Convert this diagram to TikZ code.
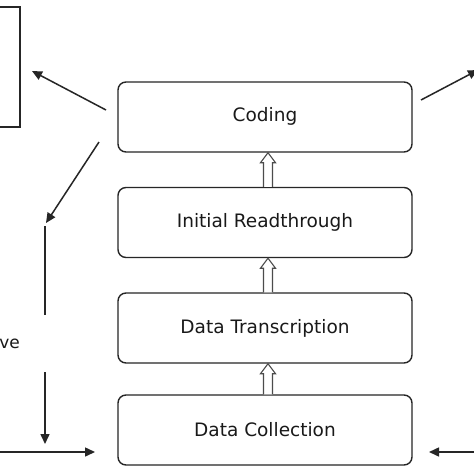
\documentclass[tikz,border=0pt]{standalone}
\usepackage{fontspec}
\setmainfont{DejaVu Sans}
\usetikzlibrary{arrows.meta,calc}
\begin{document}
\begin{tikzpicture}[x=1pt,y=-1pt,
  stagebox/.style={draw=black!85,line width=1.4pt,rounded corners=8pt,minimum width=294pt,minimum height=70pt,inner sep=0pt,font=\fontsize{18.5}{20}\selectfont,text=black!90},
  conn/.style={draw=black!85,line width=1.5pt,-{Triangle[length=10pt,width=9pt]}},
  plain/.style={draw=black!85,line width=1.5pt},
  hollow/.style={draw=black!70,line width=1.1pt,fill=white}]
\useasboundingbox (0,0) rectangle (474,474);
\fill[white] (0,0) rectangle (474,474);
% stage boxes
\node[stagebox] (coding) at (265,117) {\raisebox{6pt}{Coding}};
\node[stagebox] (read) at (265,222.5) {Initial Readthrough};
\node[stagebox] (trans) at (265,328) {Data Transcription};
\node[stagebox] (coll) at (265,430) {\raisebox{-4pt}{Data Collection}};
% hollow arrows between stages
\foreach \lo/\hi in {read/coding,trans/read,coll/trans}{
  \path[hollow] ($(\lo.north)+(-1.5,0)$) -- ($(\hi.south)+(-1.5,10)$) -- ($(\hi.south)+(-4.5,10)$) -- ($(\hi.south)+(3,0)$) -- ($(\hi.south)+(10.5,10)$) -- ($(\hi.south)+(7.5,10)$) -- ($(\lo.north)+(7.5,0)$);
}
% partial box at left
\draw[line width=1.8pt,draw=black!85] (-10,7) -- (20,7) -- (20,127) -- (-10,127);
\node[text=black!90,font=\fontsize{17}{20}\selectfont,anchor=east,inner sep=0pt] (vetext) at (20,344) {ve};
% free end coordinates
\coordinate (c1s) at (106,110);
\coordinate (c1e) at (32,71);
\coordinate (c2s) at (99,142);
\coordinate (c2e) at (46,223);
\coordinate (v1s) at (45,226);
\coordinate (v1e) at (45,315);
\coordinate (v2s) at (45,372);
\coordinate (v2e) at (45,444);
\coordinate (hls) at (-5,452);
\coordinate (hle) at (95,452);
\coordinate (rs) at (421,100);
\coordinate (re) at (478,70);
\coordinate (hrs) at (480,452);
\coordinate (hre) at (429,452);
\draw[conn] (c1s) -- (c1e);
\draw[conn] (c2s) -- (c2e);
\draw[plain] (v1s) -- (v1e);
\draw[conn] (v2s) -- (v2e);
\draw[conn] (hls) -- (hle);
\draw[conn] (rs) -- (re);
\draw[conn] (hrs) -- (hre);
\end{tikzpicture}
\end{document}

STATED TASK
Transcribe the full listing character for character. Pictures are excluded.

PROBLEM SOLUTION
Convert this diagram to TikZ code.
\documentclass[tikz,border=0pt]{standalone}
\usepackage{fontspec}
\setmainfont{DejaVu Sans}
\usetikzlibrary{arrows.meta,calc}
\begin{document}
\begin{tikzpicture}[x=1pt,y=-1pt,
  stagebox/.style={draw=black!85,line width=1.4pt,rounded corners=8pt,minimum width=294pt,minimum height=70pt,inner sep=0pt,font=\fontsize{18.5}{20}\selectfont,text=black!90},
  conn/.style={draw=black!85,line width=1.5pt,-{Triangle[length=10pt,width=9pt]}},
  plain/.style={draw=black!85,line width=1.5pt},
  hollow/.style={draw=black!70,line width=1.1pt,fill=white}]
\useasboundingbox (0,0) rectangle (474,474);
\fill[white] (0,0) rectangle (474,474);
% stage boxes
\node[stagebox] (coding) at (265,117) {\raisebox{6pt}{Coding}};
\node[stagebox] (read) at (265,222.5) {Initial Readthrough};
\node[stagebox] (trans) at (265,328) {Data Transcription};
\node[stagebox] (coll) at (265,430) {\raisebox{-4pt}{Data Collection}};
% hollow arrows between stages
\foreach \lo/\hi in {read/coding,trans/read,coll/trans}{
  \path[hollow] ($(\lo.north)+(-1.5,0)$) -- ($(\hi.south)+(-1.5,10)$) -- ($(\hi.south)+(-4.5,10)$) -- ($(\hi.south)+(3,0)$) -- ($(\hi.south)+(10.5,10)$) -- ($(\hi.south)+(7.5,10)$) -- ($(\lo.north)+(7.5,0)$);
}
% partial box at left
\draw[line width=1.8pt,draw=black!85] (-10,7) -- (20,7) -- (20,127) -- (-10,127);
\node[text=black!90,font=\fontsize{17}{20}\selectfont,anchor=east,inner sep=0pt] (vetext) at (20,344) {ve};
% free end coordinates
\coordinate (c1s) at (106,110);
\coordinate (c1e) at (32,71);
\coordinate (c2s) at (99,142);
\coordinate (c2e) at (46,223);
\coordinate (v1s) at (45,226);
\coordinate (v1e) at (45,315);
\coordinate (v2s) at (45,372);
\coordinate (v2e) at (45,444);
\coordinate (hls) at (-5,452);
\coordinate (hle) at (95,452);
\coordinate (rs) at (421,100);
\coordinate (re) at (478,70);
\coordinate (hrs) at (480,452);
\coordinate (hre) at (429,452);
\draw[conn] (c1s) -- (c1e);
\draw[conn] (c2s) -- (c2e);
\draw[plain] (v1s) -- (v1e);
\draw[conn] (v2s) -- (v2e);
\draw[conn] (hls) -- (hle);
\draw[conn] (rs) -- (re);
\draw[conn] (hrs) -- (hre);
\end{tikzpicture}
\end{document}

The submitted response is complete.